→ WHAT YOU NEED TO DO
Without the pictures, please reproduce only the lines from the one with "Write the React, TypeScript" through the one with "0.005, 0.003, 0, 0];", both included.

→ ITEMS
━━━
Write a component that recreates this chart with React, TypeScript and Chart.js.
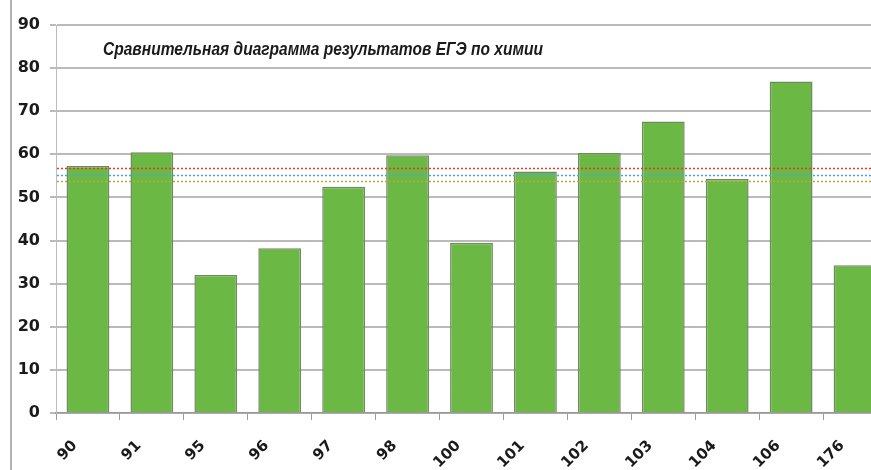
━━━
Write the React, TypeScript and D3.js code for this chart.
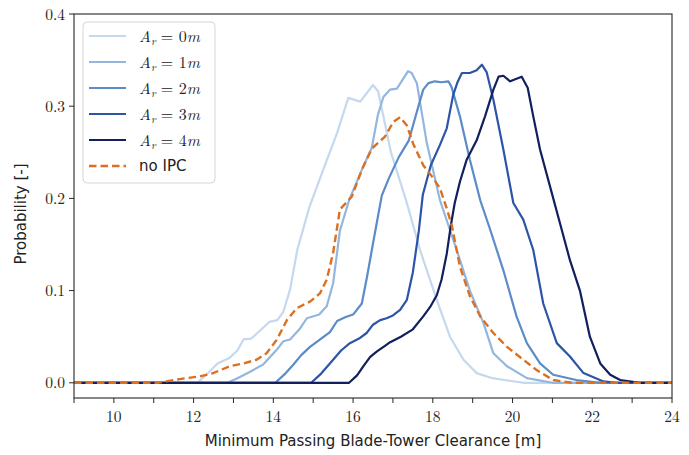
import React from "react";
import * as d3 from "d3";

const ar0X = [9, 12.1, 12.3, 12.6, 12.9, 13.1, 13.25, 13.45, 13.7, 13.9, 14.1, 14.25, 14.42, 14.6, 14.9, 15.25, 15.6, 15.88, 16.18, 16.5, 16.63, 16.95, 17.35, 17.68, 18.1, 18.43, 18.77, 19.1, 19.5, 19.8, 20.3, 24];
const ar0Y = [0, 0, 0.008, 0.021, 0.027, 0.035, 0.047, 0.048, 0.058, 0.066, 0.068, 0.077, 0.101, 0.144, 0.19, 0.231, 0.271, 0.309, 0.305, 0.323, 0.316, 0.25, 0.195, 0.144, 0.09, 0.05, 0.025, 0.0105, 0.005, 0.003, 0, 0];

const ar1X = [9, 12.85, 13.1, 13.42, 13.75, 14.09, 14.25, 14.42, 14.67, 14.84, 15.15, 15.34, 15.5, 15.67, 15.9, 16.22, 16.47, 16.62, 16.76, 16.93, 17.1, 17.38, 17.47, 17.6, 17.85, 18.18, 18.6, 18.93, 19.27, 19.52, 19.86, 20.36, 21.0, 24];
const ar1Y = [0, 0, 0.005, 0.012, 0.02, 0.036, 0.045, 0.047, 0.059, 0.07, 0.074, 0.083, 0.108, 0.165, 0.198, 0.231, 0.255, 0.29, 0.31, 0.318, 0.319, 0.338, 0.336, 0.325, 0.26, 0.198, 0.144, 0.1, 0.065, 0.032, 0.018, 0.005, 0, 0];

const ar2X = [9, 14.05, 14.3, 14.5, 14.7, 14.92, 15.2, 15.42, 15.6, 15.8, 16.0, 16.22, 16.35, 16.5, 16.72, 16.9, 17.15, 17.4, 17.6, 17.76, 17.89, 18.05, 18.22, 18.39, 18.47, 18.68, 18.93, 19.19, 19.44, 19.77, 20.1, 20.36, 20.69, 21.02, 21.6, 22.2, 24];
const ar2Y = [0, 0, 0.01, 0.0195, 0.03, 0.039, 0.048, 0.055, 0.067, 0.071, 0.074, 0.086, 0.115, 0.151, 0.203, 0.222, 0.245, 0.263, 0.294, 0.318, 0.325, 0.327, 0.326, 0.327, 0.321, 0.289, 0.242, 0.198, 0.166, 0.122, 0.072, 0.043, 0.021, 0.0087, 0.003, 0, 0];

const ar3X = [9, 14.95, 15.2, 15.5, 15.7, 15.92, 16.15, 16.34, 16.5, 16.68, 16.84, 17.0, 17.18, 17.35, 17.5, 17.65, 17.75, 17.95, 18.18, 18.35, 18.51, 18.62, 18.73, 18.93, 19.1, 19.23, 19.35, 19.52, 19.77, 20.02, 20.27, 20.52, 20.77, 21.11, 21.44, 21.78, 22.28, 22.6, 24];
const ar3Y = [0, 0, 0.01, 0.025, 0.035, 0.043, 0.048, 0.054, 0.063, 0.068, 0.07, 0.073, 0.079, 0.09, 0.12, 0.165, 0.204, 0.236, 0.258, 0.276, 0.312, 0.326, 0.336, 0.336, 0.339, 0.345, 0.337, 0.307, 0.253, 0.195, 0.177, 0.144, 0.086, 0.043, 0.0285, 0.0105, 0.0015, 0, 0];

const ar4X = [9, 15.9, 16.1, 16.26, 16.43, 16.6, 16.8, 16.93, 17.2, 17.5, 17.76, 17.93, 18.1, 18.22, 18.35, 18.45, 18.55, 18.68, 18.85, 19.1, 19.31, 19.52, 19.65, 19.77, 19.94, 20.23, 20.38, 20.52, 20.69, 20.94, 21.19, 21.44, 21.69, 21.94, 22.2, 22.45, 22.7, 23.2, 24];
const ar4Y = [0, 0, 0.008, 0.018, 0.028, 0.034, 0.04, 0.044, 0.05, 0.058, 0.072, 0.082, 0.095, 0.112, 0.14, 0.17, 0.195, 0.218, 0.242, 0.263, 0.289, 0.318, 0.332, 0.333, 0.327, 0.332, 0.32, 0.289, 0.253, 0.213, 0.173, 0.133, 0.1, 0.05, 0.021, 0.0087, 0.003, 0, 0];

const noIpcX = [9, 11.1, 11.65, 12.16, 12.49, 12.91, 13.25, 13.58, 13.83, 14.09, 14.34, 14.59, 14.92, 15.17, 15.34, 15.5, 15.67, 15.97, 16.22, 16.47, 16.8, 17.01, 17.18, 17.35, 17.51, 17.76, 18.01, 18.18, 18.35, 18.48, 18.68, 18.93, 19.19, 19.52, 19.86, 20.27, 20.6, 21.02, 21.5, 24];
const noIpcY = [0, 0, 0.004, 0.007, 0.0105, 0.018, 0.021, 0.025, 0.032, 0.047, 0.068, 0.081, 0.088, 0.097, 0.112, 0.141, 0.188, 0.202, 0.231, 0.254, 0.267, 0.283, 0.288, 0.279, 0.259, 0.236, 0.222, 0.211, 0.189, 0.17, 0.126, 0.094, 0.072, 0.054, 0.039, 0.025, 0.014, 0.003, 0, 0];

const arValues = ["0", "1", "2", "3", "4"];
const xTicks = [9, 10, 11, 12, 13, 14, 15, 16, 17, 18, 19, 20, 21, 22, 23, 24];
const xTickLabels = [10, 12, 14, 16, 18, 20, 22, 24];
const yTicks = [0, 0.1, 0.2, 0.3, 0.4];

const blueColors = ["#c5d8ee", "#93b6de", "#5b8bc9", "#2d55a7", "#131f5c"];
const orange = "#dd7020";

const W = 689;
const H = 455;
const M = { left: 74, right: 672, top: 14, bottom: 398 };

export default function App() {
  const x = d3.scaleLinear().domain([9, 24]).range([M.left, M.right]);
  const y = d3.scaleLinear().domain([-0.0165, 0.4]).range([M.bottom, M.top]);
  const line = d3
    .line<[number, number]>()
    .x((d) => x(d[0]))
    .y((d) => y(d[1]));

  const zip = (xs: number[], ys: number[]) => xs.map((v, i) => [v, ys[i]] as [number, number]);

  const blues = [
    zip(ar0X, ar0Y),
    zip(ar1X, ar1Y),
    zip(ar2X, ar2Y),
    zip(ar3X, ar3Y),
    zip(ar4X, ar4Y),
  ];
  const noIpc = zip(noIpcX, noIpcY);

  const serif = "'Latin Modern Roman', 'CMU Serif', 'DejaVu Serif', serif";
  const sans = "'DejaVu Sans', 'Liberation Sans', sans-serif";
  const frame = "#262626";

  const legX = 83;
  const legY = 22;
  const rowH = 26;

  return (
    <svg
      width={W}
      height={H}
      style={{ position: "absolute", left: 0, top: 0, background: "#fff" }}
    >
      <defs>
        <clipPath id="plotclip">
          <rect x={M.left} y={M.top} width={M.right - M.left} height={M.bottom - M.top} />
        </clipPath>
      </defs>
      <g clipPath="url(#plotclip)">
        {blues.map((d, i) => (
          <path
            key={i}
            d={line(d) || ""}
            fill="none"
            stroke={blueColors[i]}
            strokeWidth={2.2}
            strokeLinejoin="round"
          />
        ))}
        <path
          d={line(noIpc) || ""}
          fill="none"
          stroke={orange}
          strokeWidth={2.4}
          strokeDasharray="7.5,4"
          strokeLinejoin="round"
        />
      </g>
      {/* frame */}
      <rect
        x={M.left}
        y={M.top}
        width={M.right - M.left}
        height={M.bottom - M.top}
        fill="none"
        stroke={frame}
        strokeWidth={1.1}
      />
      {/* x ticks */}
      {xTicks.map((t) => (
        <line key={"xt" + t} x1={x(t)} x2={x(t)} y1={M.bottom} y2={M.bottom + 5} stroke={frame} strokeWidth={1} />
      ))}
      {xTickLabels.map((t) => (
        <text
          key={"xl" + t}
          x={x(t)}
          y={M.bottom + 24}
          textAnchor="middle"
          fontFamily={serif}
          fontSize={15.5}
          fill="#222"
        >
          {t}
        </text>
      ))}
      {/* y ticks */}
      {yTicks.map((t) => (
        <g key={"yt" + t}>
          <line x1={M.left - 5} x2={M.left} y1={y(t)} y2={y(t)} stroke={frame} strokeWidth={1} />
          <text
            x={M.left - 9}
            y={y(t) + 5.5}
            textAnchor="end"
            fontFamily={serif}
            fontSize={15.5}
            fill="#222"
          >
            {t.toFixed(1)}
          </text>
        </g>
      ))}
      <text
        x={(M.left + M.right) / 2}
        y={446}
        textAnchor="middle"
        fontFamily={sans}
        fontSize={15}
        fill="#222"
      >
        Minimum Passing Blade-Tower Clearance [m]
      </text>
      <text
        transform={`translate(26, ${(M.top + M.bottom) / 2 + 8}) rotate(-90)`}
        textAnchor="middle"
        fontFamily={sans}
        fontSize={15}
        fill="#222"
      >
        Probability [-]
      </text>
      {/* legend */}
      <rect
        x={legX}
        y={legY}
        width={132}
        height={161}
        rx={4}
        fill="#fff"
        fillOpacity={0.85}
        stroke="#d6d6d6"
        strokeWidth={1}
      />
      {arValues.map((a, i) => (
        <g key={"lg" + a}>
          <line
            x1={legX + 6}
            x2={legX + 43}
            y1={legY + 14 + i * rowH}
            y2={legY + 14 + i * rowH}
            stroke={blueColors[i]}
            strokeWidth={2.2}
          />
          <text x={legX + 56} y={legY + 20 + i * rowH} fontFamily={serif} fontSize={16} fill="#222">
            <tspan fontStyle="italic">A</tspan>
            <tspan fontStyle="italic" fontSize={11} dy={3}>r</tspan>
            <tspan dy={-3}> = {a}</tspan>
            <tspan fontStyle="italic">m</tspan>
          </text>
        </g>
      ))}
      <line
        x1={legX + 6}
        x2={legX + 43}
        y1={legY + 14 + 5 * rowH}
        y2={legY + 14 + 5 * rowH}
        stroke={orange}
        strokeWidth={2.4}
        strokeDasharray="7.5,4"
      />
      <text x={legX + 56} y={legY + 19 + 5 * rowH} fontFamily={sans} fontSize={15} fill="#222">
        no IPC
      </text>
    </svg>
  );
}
━━━
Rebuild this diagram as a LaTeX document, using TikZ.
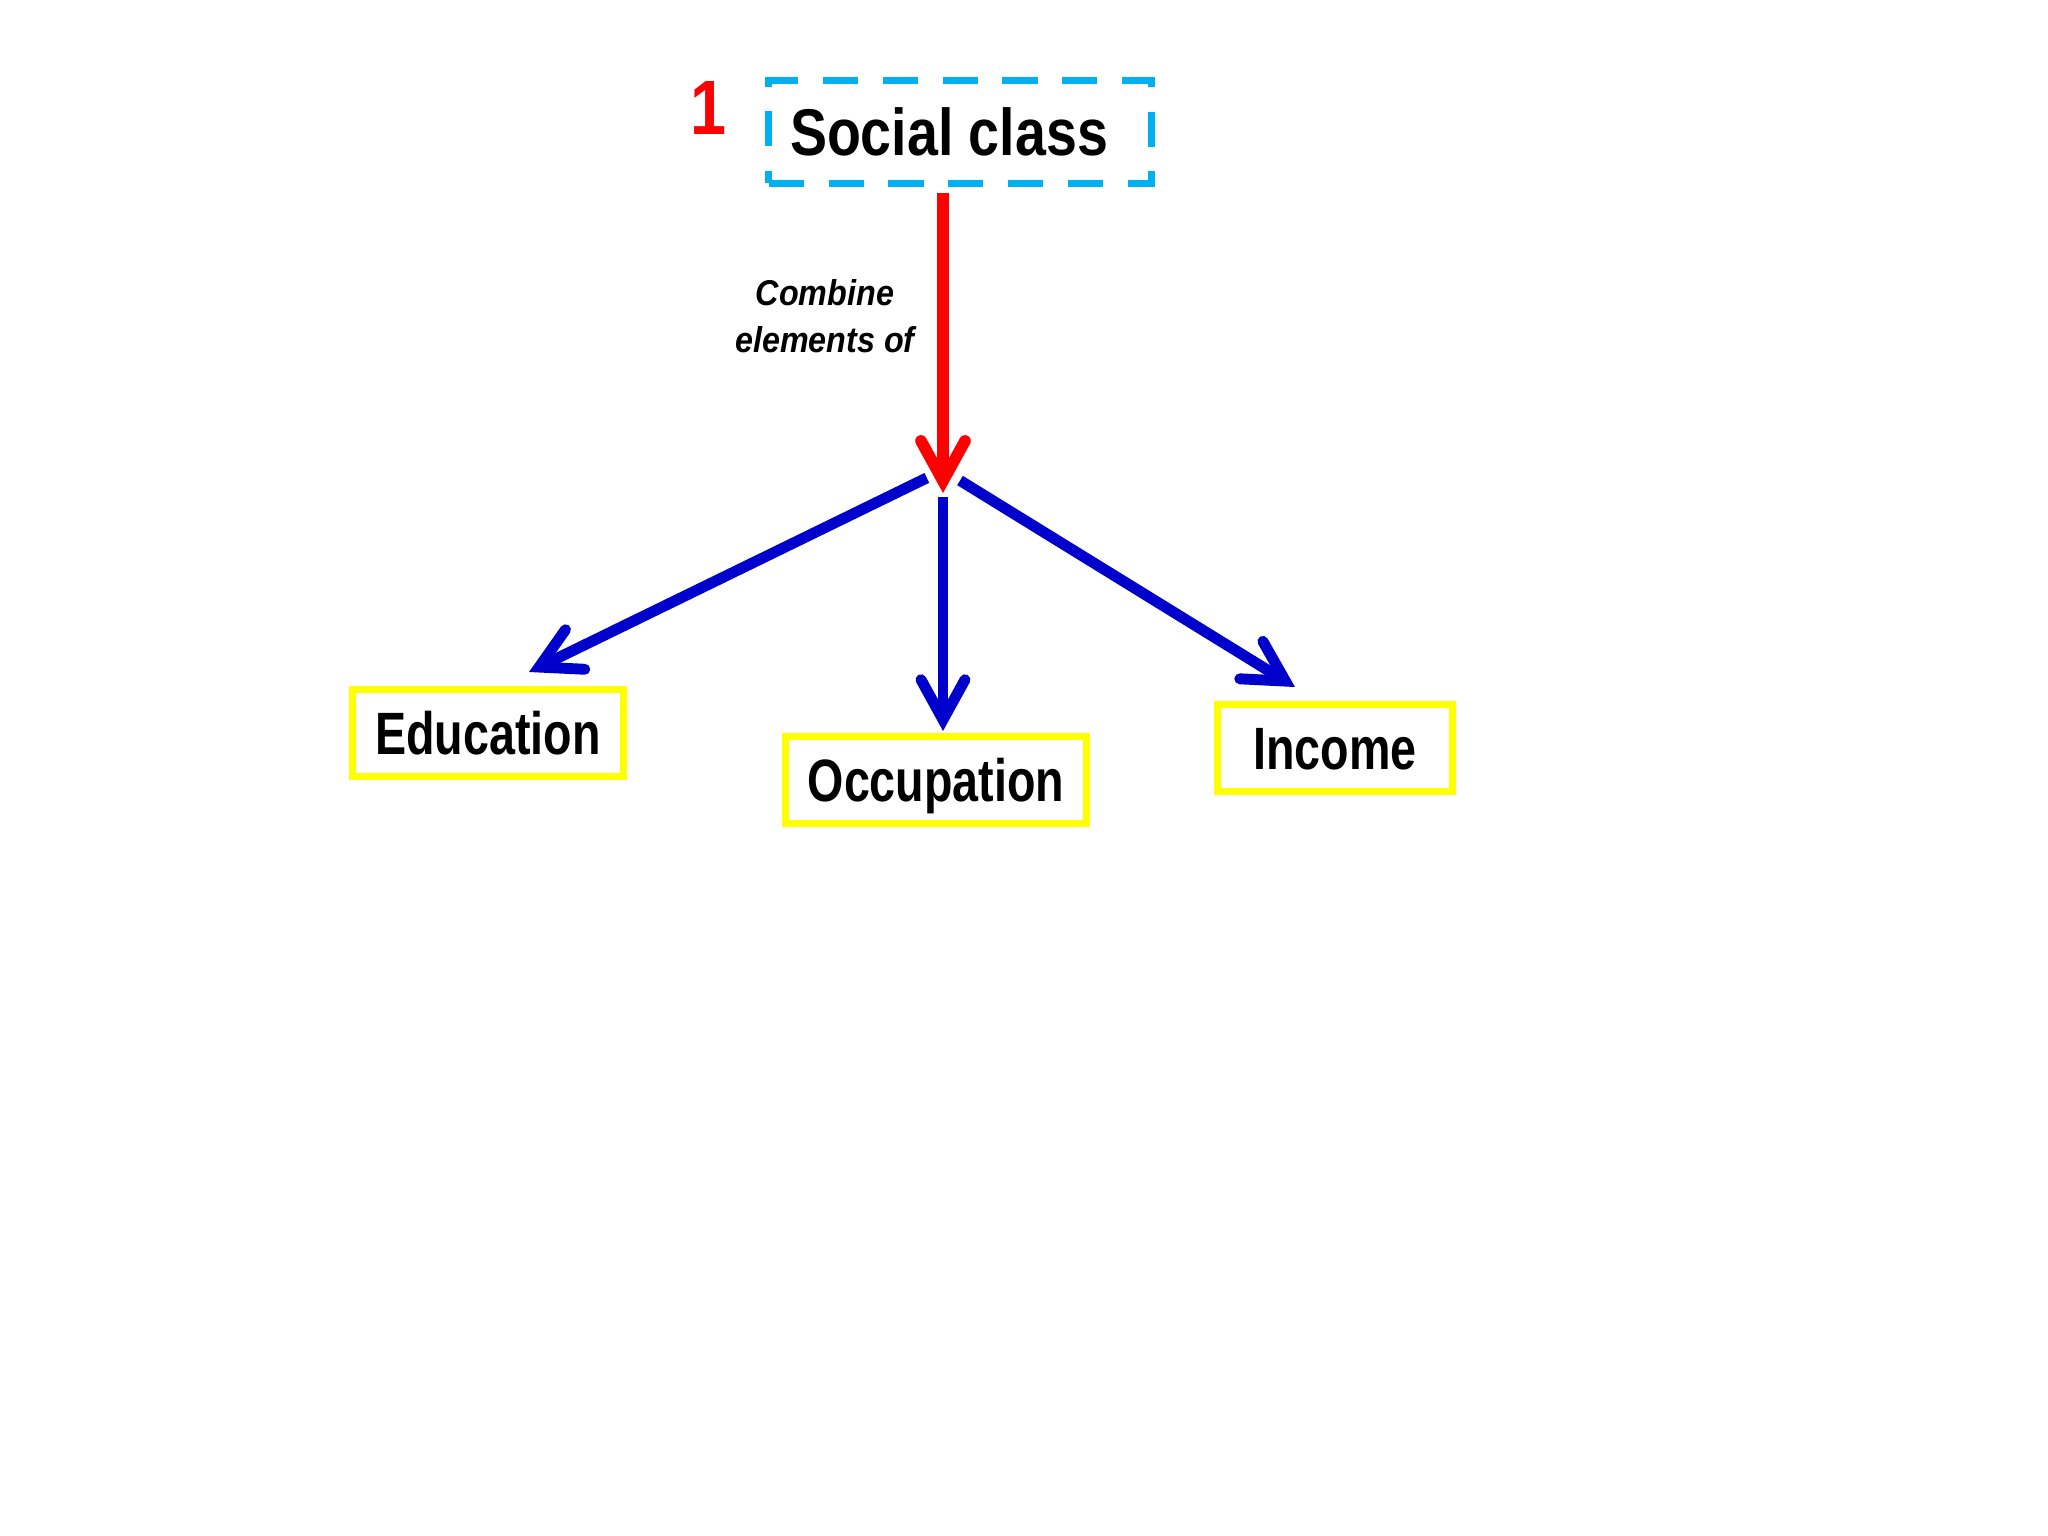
━━━
→ TASK ANSWER
Write the React, TypeScript and D3.js code for this chart.
import React from "react";
import * as d3 from "d3";

const ar0X = [9, 12.1, 12.3, 12.6, 12.9, 13.1, 13.25, 13.45, 13.7, 13.9, 14.1, 14.25, 14.42, 14.6, 14.9, 15.25, 15.6, 15.88, 16.18, 16.5, 16.63, 16.95, 17.35, 17.68, 18.1, 18.43, 18.77, 19.1, 19.5, 19.8, 20.3, 24];
const ar0Y = [0, 0, 0.008, 0.021, 0.027, 0.035, 0.047, 0.048, 0.058, 0.066, 0.068, 0.077, 0.101, 0.144, 0.19, 0.231, 0.271, 0.309, 0.305, 0.323, 0.316, 0.25, 0.195, 0.144, 0.09, 0.05, 0.025, 0.0105, 0.005, 0.003, 0, 0];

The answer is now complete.